Poor farmers in China, India and Africa burning dung and charcoal are releasing not just CO2 but real pollutants into the air. The role of rich nations should be to transfer technologies that produce cleaner energy more efficiently.
Meanwhile, there's important research to be done. We still don't know whether the rise in temperatures is natural and cyclical (it was warmer many centuries ago when the Vikings colonized Greenland) or human-induced.

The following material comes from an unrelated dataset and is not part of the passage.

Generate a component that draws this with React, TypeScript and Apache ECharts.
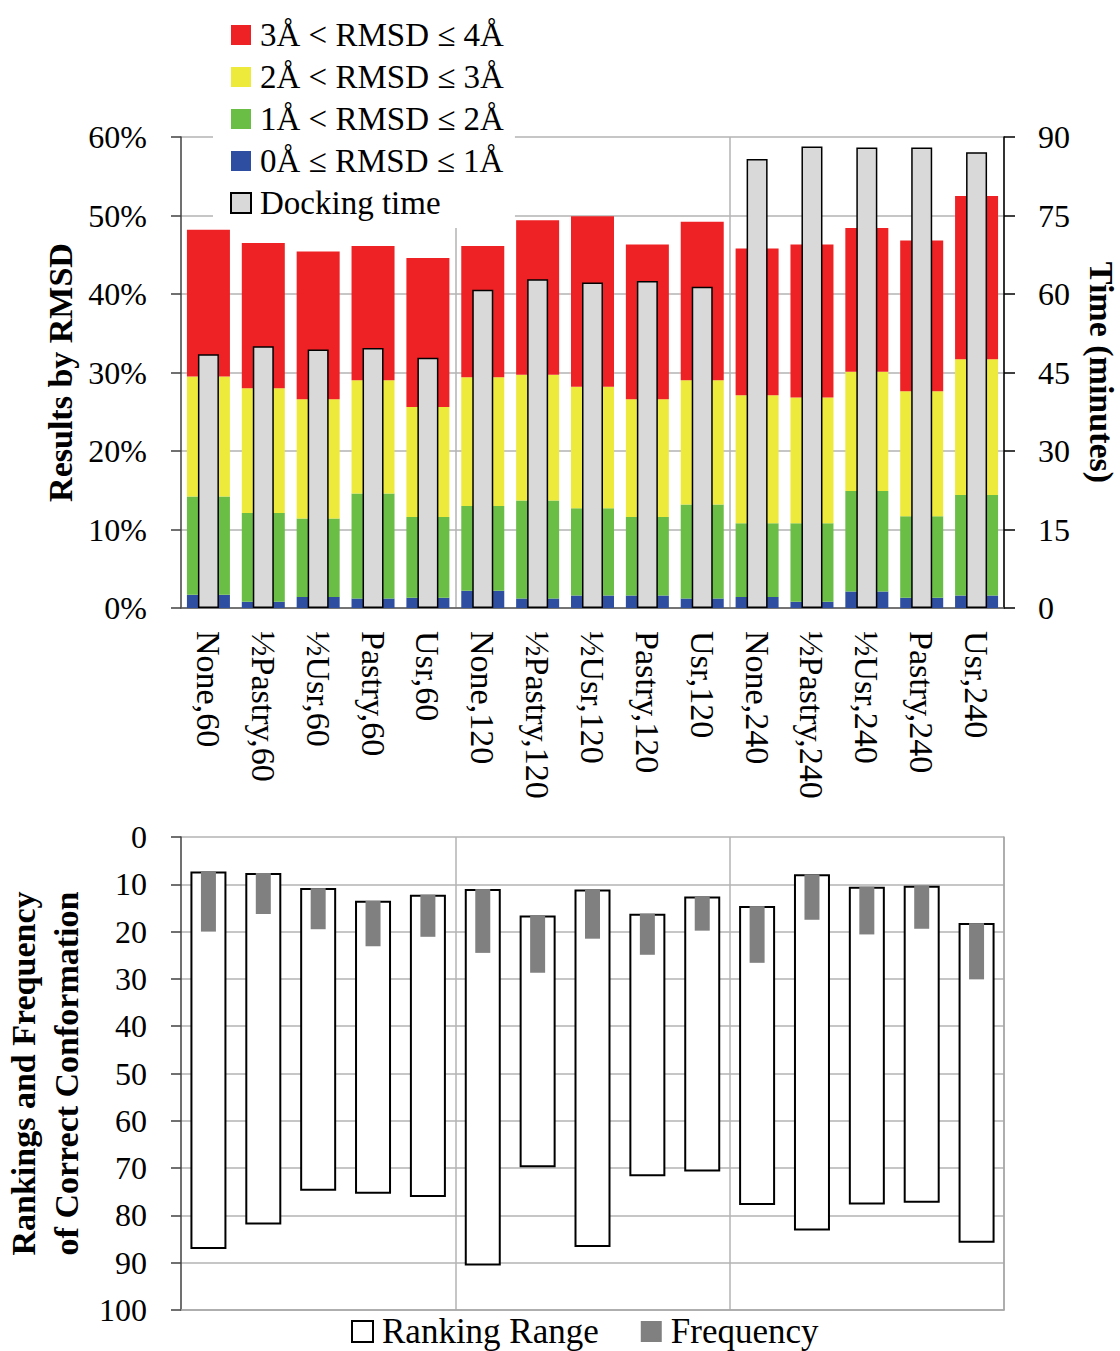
import React, { useEffect, useRef } from 'react';
import * as echarts from 'echarts';

const categories = [
  'None,60', '½Pastry,60', '½Usr,60', 'Pastry,60', 'Usr,60',
  'None,120', '½Pastry,120', '½Usr,120', 'Pastry,120', 'Usr,120',
  'None,240', '½Pastry,240', '½Usr,240', 'Pastry,240', 'Usr,240',
];

// Percent of results in each RMSD band (segment values, stacked)
const rmsd0to1 = [1.7, 0.8, 1.4, 1.2, 1.3, 2.2, 1.2, 1.6, 1.6, 1.2, 1.4, 0.8, 2.1, 1.3, 1.6];
const rmsd1to2 = [12.5, 11.3, 10.0, 13.4, 10.3, 10.8, 12.5, 11.1, 10.0, 12.0, 9.4, 10.0, 12.8, 10.4, 12.8];
const rmsd2to3 = [15.3, 15.9, 15.2, 14.4, 14.0, 16.4, 16.0, 15.5, 15.0, 15.8, 16.3, 16.0, 15.2, 15.9, 17.3];
const rmsd3to4 = [18.7, 18.5, 18.8, 17.1, 19.0, 16.7, 19.7, 21.7, 19.7, 20.2, 18.7, 19.5, 18.3, 19.2, 20.8];

// Docking time (minutes)
const dockingTime = [48.5, 50.0, 49.4, 49.7, 47.8, 60.8, 62.8, 62.2, 62.5, 61.4, 85.8, 88.2, 88.0, 88.0, 87.1];

// Ranking range of correct conformation (best / worst rank) and frequency
const rankBest = [7.3, 7.6, 10.8, 13.5, 12.2, 11.0, 16.6, 11.1, 16.2, 12.6, 14.6, 7.9, 10.5, 10.3, 18.2];
const rankWorst = [87.1, 81.9, 74.8, 75.4, 76.1, 90.6, 69.8, 86.7, 71.7, 70.7, 77.8, 83.2, 77.7, 77.3, 85.8];
const frequency = [12.7, 8.7, 8.7, 9.6, 8.9, 13.5, 12.1, 10.4, 8.7, 7.2, 12.0, 9.6, 10.1, 9.1, 11.9];

const leftTicksTop = [0, 60, 10];
const rightTicksTop = [0, 90, 15];
const ticksBottom = [0, 100, 10];

const N0 = '0Å ≤ RMSD ≤ 1Å';
const N1 = '1Å < RMSD ≤ 2Å';
const N2 = '2Å < RMSD ≤ 3Å';
const N3 = '3Å < RMSD ≤ 4Å';
const ND = 'Docking time';
const NR = 'Ranking Range';
const NF = 'Frequency';

export default function App() {
  const ref = useRef<HTMLDivElement>(null);
  useEffect(() => {
    document.body.style.margin = '0';
    const chart = echarts.init(ref.current!, null, { renderer: 'svg' });
    const font = 'Liberation Serif';
    const rangeLen = rankWorst.map((w, i) => +(w - rankBest[i]).toFixed(1));
    const gridGray = '#b3b3b3';
    const splitX = (i: number) => i % 5 === 0 && i > 0;
    const labelStyle = { color: '#000', fontFamily: font, fontSize: 32 };
    const nameStyle = { color: '#000', fontFamily: font, fontSize: 34, fontWeight: 'bold' };

    const option: any = {
      animation: false,
      textStyle: { fontFamily: font, color: '#000' },
      grid: [
        { left: 181, right: 116, top: 137, height: 471, outerBoundsMode: 'none', containLabel: false },
        { left: 181, right: 116, top: 837, height: 473, outerBoundsMode: 'none', containLabel: false },
      ],
      legend: [
        {
          data: [N3, N2, N1, N0, ND],
          orient: 'vertical',
          left: 213,
          top: 0,
          padding: [18, 11, 8, 17],
          backgroundColor: '#fff',
          itemWidth: 20,
          itemHeight: 20,
          itemGap: 8,
          icon: 'rect',
          z: 10,
          selectedMode: false,
          textStyle: { fontSize: 33, lineHeight: 34, fontFamily: font, color: '#000', padding: [0, 0, 0, 4] },
        },
        {
          data: [NR, NF],
          orient: 'horizontal',
          left: 351,
          top: 1314,
          padding: 0,
          itemWidth: 21,
          itemHeight: 21,
          itemGap: 42,
          icon: 'rect',
          selectedMode: false,
          textStyle: { fontSize: 35, lineHeight: 35, fontFamily: font, color: '#000', padding: [0, 0, 0, 4] },
        },
      ],
      xAxis: [
        {
          type: 'category', gridIndex: 0, data: categories,
          axisLine: { lineStyle: { color: '#595959', width: 1.5 } },
          axisTick: { show: false },
          axisLabel: { rotate: -90, margin: 23, interval: 0, color: '#000', fontFamily: font, fontSize: 34 },
          splitLine: { show: true, interval: splitX, lineStyle: { color: gridGray, width: 1.5 } },
        },
        { type: 'category', gridIndex: 0, data: categories, show: false },
        {
          type: 'category', gridIndex: 1, data: categories, position: 'bottom',
          axisLine: { onZero: false, lineStyle: { color: '#a6a6a6', width: 1.5 } },
          axisTick: { show: false },
          axisLabel: { show: false },
          splitLine: { show: true, interval: splitX, lineStyle: { color: gridGray, width: 1.5 } },
        },
        { type: 'category', gridIndex: 1, data: categories, show: false, position: 'bottom' },
      ],
      yAxis: [
        {
          type: 'value', gridIndex: 0, min: leftTicksTop[0], max: leftTicksTop[1], interval: leftTicksTop[2],
          name: 'Results by RMSD', nameLocation: 'middle', nameRotate: 90, nameGap: 104, nameTextStyle: nameStyle,
          axisLine: { show: true, lineStyle: { color: '#404040', width: 1.5 } },
          axisTick: { show: true, length: 10, lineStyle: { color: '#404040', width: 1.5 } },
          axisLabel: { ...labelStyle, margin: 34, formatter: '{value}%' },
          splitLine: { show: true, lineStyle: { color: gridGray, width: 1.5 } },
        },
        {
          type: 'value', gridIndex: 0, position: 'right', min: rightTicksTop[0], max: rightTicksTop[1], interval: rightTicksTop[2],
          name: 'Time (minutes)', nameLocation: 'middle', nameRotate: -90, nameGap: 80, nameTextStyle: nameStyle,
          axisLine: { show: true, lineStyle: { color: '#000', width: 1.5 } },
          axisTick: { show: true, length: 11, lineStyle: { color: '#000', width: 1.5 } },
          axisLabel: { ...labelStyle, margin: 34 },
          splitLine: { show: false },
        },
        {
          type: 'value', gridIndex: 1, inverse: true, min: ticksBottom[0], max: ticksBottom[1], interval: ticksBottom[2],
          name: 'Rankings and Frequency\nof Correct Conformation', nameLocation: 'middle', nameRotate: 90, nameGap: 92,
          nameTextStyle: { ...nameStyle, lineHeight: 43 },
          axisLine: { show: true, lineStyle: { color: '#404040', width: 1.5 } },
          axisTick: { show: true, length: 10, lineStyle: { color: '#404040', width: 1.5 } },
          axisLabel: { ...labelStyle, margin: 34 },
          splitLine: { show: true, lineStyle: { color: gridGray, width: 1.5 } },
        },
        {
          type: 'value', gridIndex: 1, position: 'right', inverse: true, min: ticksBottom[0], max: ticksBottom[1], interval: ticksBottom[2],
          axisLine: { show: true, lineStyle: { color: '#a6a6a6', width: 1.5 } },
          axisTick: { show: false }, axisLabel: { show: false }, splitLine: { show: false },
        },
      ],
      series: [
        { name: N0, type: 'bar', stack: 'rmsd', xAxisIndex: 0, yAxisIndex: 0, barWidth: 43, data: rmsd0to1, itemStyle: { color: '#2e4ea1' } },
        { name: N1, type: 'bar', stack: 'rmsd', xAxisIndex: 0, yAxisIndex: 0, barWidth: 43, data: rmsd1to2, itemStyle: { color: '#6bbe45' } },
        { name: N2, type: 'bar', stack: 'rmsd', xAxisIndex: 0, yAxisIndex: 0, barWidth: 43, data: rmsd2to3, itemStyle: { color: '#eeea3c' } },
        { name: N3, type: 'bar', stack: 'rmsd', xAxisIndex: 0, yAxisIndex: 0, barWidth: 43, data: rmsd3to4, itemStyle: { color: '#ee2224' } },
        {
          name: ND, type: 'bar', xAxisIndex: 1, yAxisIndex: 1, barWidth: 21, z: 3, data: dockingTime,
          itemStyle: { color: '#d9d9d9', borderColor: '#000', borderWidth: 1.5 },
        },
        {
          name: 'rankBase', type: 'bar', stack: 'range', xAxisIndex: 2, yAxisIndex: 2, barWidth: 36, silent: true,
          data: rankBest, itemStyle: { color: 'rgba(0,0,0,0)' },
        },
        {
          name: NR, type: 'bar', stack: 'range', xAxisIndex: 2, yAxisIndex: 2, barWidth: 36, data: rangeLen,
          itemStyle: { color: '#fff', borderColor: '#000', borderWidth: 2 },
        },
        {
          name: 'freqBase', type: 'bar', stack: 'freq', xAxisIndex: 3, yAxisIndex: 2, barWidth: 15, silent: true, z: 3,
          data: rankBest, itemStyle: { color: 'rgba(0,0,0,0)' },
        },
        {
          name: NF, type: 'bar', stack: 'freq', xAxisIndex: 3, yAxisIndex: 2, barWidth: 15, z: 3, data: frequency,
          itemStyle: { color: '#808080' },
        },
      ],
    };
    chart.setOption(option);
    return () => chart.dispose();
  }, []);
  return <div ref={ref} style={{ width: 1120, height: 1351 }} />;
}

But the radicals are losing. Michael Crichton, author of science-based bestsellers like "Jurassic Park," has a new book, "State of Fear," which casts serious doubt on global warming and extremists who espouse it. As Crichton says, "Why are we not feeding people in this world who are hungry? Why are we not giving clean water to the almost billion people who don't have clean water? The greatest source of environmental degradation is poverty. Why aren't we cleaning up poverty?"

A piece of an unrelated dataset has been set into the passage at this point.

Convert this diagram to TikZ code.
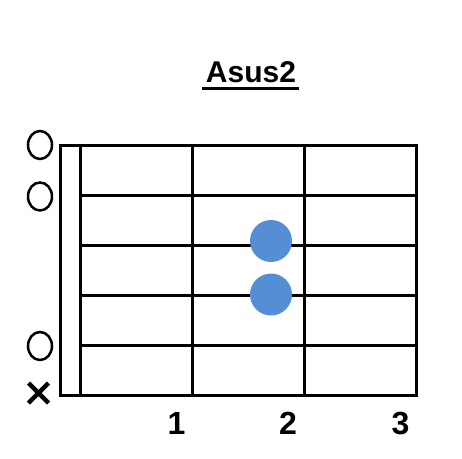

Those are the right questions for the multitudes in Buenos Aires".
LOMBORG AT BUENOS AIRES
"A former member of Greenpeace who became disillusioned with what he saw as bad eco-science urged a United Nations climate change conference to "save the world" by ignoring global warming. "Climate change is a huge thing, but there is very little that we can do about it," Bjorn Lomborg told CNSNews.com following a speech in Buenos Aires on Monday. Lomborg, the author of the new book Global Crisis, Global Solutions, also wrote The Skeptical Environmentalist, a book devoted to debunking many of the alarmist claims of environmental groups. He is attending the U.N.'s Conference of Parties or COP-10 meeting on climate change here.
In an essay published Monday in the London Telegraph, Lomborg wrote that "global warming has become the obsession of our time" and "is the moral test of our age." Lomborg believes that global warming is real and is caused by C02, but he adds that mankind can "do very little about the warming." Lomborg, an associate professor of statistics at the University of Aarhus in Denmark, is in Buenos Aires trying to convince world governments to worry less about climate change and concentrate instead on what he considers solvable problems, such as AIDS, poverty and inadequate sanitation.
Lomborg organized the "Copenhagen Consensus," an international team of economists and others who conducted a cost-benefit analysis of the world's most pressing problems. "So in a curious way, global warming really is the moral test of our time, but not in the way its proponents imagined. We need to stop our obsession with global warming and start dealing with the many more pressing issues in the world, where we can do [the] most good, first and quickest," Lomborg argued. According to Lomborg, any effects that global warming may have on people 100 years from now will be muted because poor nations are projected to be much wealthier and thus better equipped to deal with any climate complications. "The people who are going to be affected by it in 2100 are likely going to be much richer," Lomborg told an audience at the Universidad de Ciencias Monday night. "By the U.N.'s own scenarios, everyone [in poor nations] will be at least as rich as we are today in the developed world in 2100; and much more likely, they will be 2 to 4 times more wealthy than the developed world is today. Of course, the developed world will be even much richer than that," Lomborg predicted.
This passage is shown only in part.